The Carbon Border Adjustment Mechanism adds a layer of compliance reporting for Eastern European importers and downstream customers, who must now account for embedded emissions in imported catalysts and in the hydrogen produced using those catalysts. Sector-specific environmental permits for spent catalyst disposal, which often contains chromium and copper compounds classified as hazardous waste, are increasingly stringent across Poland, Czech Republic, and Romania.
Market Forecast to 2035
The Eastern Europe Iron Oxide Water-Gas Shift Catalysts market is projected to experience steady but structurally evolving growth through 2035. Total volume demand is expected to expand at a compound annual rate of 2.5-4.0% from the 2026 baseline, with value growth running slightly ahead at 3.5-5.0% due to the shift toward premium-grade formulations and higher service content. The mature ammonia segment will provide a stable foundation, with replacement cycles continuing on a 3-5 year cadence, while the refinery segment offers modest volume upside as Eastern European refineries invest in residue upgrading and hydroprocessing to meet IMO 2023 and EU fuel quality mandates.
The most significant forecast variable is the pace of blue and green hydrogen project development in the region. Poland has announced several large-scale blue hydrogen projects that would require bulk Iron Oxide Water-Gas Shift Catalyst loadings comparable to a medium-sized ammonia plant.
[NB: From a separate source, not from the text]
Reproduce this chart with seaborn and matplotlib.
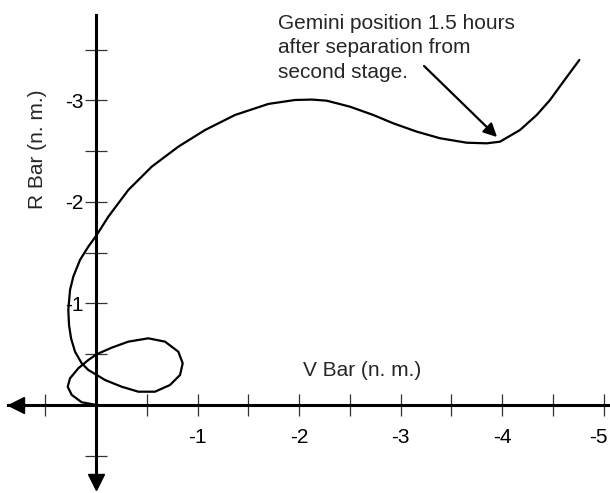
import numpy as np
import pandas as pd
import seaborn as sns
import matplotlib
matplotlib.use('Agg')
import matplotlib.pyplot as plt
import matplotlib.transforms as mtransforms

# relative path of Gemini vs. second stage (n. m.)
v_bar = [-0.007, 0.141, 0.239, 0.279, 0.256, 0.174, 0.076, -0.007, -0.155, -0.318,
         -0.515, -0.680, -0.811, -0.854, -0.828, -0.729, -0.581, -0.417, -0.253, -0.089,
         -0.007, 0.076, 0.141, 0.207, 0.246, 0.266, 0.273, 0.256, 0.224, 0.158,
         0.076, -0.007, -0.121, -0.318, -0.549, -0.811, -1.074, -1.369, -1.698, -1.961,
         -2.128, -2.273, -2.502, -2.732, -2.929, -3.160, -3.389, -3.652, -3.849, -3.980,
         -4.177, -4.342, -4.473, -4.604, -4.762]
r_bar = [0.000, -0.027, -0.099, -0.180, -0.263, -0.362, -0.443, -0.500, -0.565, -0.624,
         -0.657, -0.624, -0.525, -0.411, -0.296, -0.197, -0.131, -0.131, -0.180, -0.246,
         -0.296, -0.345, -0.411, -0.525, -0.657, -0.788, -0.936, -1.133, -1.264, -1.429,
         -1.560, -1.675, -1.855, -2.118, -2.348, -2.545, -2.709, -2.857, -2.966, -3.005,
         -3.009, -2.998, -2.939, -2.857, -2.775, -2.693, -2.628, -2.584, -2.578, -2.594,
         -2.709, -2.857, -3.005, -3.185, -3.399]

x_ticks = [0.5, -0.5, -1, -1.5, -2, -2.5, -3, -3.5, -4, -4.5, -5]
y_ticks = [0.5, -0.5, -1, -1.5, -2, -2.5, -3, -3.5]

# point the note arrow at
gemini_pt = (-3.951, -2.640)
note_start = (-3.232, -3.340)
note = "Gemini position 1.5 hours\nafter separation from\nsecond stage."

sns.set_style('white')
plt.rcParams['font.family'] = ['Liberation Sans', 'DejaVu Sans']
plt.rcParams['axes.unicode_minus'] = False

df = pd.DataFrame({'v': v_bar, 'r': r_bar})

fig = plt.figure(figsize=(6.1, 4.93), dpi=100)
ax = fig.add_axes([0, 0, 1, 1])

sns.lineplot(data=df, x='v', y='r', sort=False, estimator=None, color='black', lw=1.6, ax=ax)

ax.set_xlim(0.946, -5.064)
ax.set_ylim(0.867, -3.99)

for s in ['top', 'right']:
    ax.spines[s].set_visible(False)
ax.spines['left'].set_position(('data', 0))
ax.spines['bottom'].set_position(('data', 0))
ax.spines['left'].set_bounds(0.8, -3.842)
ax.spines['bottom'].set_bounds(0.87, -5.064)
for s in ['left', 'bottom']:
    ax.spines[s].set_linewidth(2.2)
    ax.spines[s].set_color('black')

# arrow heads on the axes
ax.plot(0.027, 0, marker='<', ms=12, color='black', transform=ax.get_yaxis_transform(), clip_on=False)
ax.plot(0, 0.023, marker='v', ms=12, color='black', transform=ax.get_xaxis_transform(), clip_on=False)

ax.set_xticks(x_ticks)
ax.set_xticklabels([str(int(t)) if t == int(t) else '' for t in x_ticks])
ax.set_yticks(y_ticks)
ax.set_yticklabels([str(int(t)) if t == int(t) else '' for t in y_ticks])
ax.tick_params(axis='both', bottom=True, left=True, direction='inout', length=15.5, width=0.9,
               color='#333333', labelsize=15, labelcolor='black')
ax.tick_params(axis='x', pad=9)
ax.tick_params(axis='y', pad=1.5)
ax.set_xlabel('')
ax.set_ylabel('')

# last label sits right at the edge, nudge it in a bit
last = ax.get_xticklabels()[-1]
last.set_transform(last.get_transform() + mtransforms.ScaledTranslation(-5 / 100, 0, fig.dpi_scale_trans))

ax.text(0.593, 0.2475, 'V Bar (n. m.)', transform=ax.transAxes, ha='center', va='center', fontsize=15)
ax.text(0.062, 0.698, 'R Bar (n. m.)', transform=ax.transAxes, ha='center', va='center',
        rotation=90, fontsize=15)

ax.text(-1.793, -3.85, note, ha='left', va='top', fontsize=15, linespacing=1.35)
ax.annotate('', xy=gemini_pt, xytext=note_start,
            arrowprops=dict(arrowstyle='-|>', color='black', lw=1.6, mutation_scale=20,
                            shrinkA=0, shrinkB=0))

plt.savefig('out.png', dpi=100)
plt.close()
If fully realized, these projects could add 15-25% incremental demand above the base case by 2035. The Czech Republic and Romania have similar, though smaller, initiatives in early planning stages.
Conversely, a slower energy transition scenario, where hydrogen investments are delayed, would limit growth to the lower end of the projected range, driven primarily by replacement demand. The competitive landscape will likely see continued market share gains for Chinese suppliers in standard grades, while Western European and local producers defend their positions through technical service, performance guarantees, and integrated waste management offerings.
Market Opportunities
Several distinct growth avenues exist for suppliers and channel partners in the Eastern Europe Iron Oxide Water-Gas Shift Catalysts market. The most quantifiable near-term opportunity is the expansion of blue hydrogen capacity in Poland, which will require multiple bulk catalyst loadings for new shift reactors. Suppliers with a strong local technical service presence and experience in large-scale project logistics are best positioned to capture these contracts, which typically involve multi-year supply agreements and integrated performance monitoring.
A second major opportunity lies in the spent catalyst management and regeneration value chain. As environmental regulations tighten across Eastern Europe, end-users face rising costs for hazardous waste disposal. Suppliers that offer take-back programs, on-site regeneration services, and chromium recovery can differentiate themselves on total cost of ownership rather than upfront catalyst price. This service-oriented model is still underdeveloped in the region compared to Western Europe, creating a window for early movers. Third, the trend toward higher-performance catalyst formulations opens a premium segment opportunity.
Eastern European operators are increasingly accepting higher per-ton prices in exchange for extended campaign life, lower pressure drop, and better sulfur tolerance. Formulators that can demonstrate a 15-20% improvement in catalyst lifetime or equivalent energy savings through lower steam-to-carbon ratios can capture share in the refinery and methanol segments, where the value of improved efficiency outweighs incremental catalyst cost.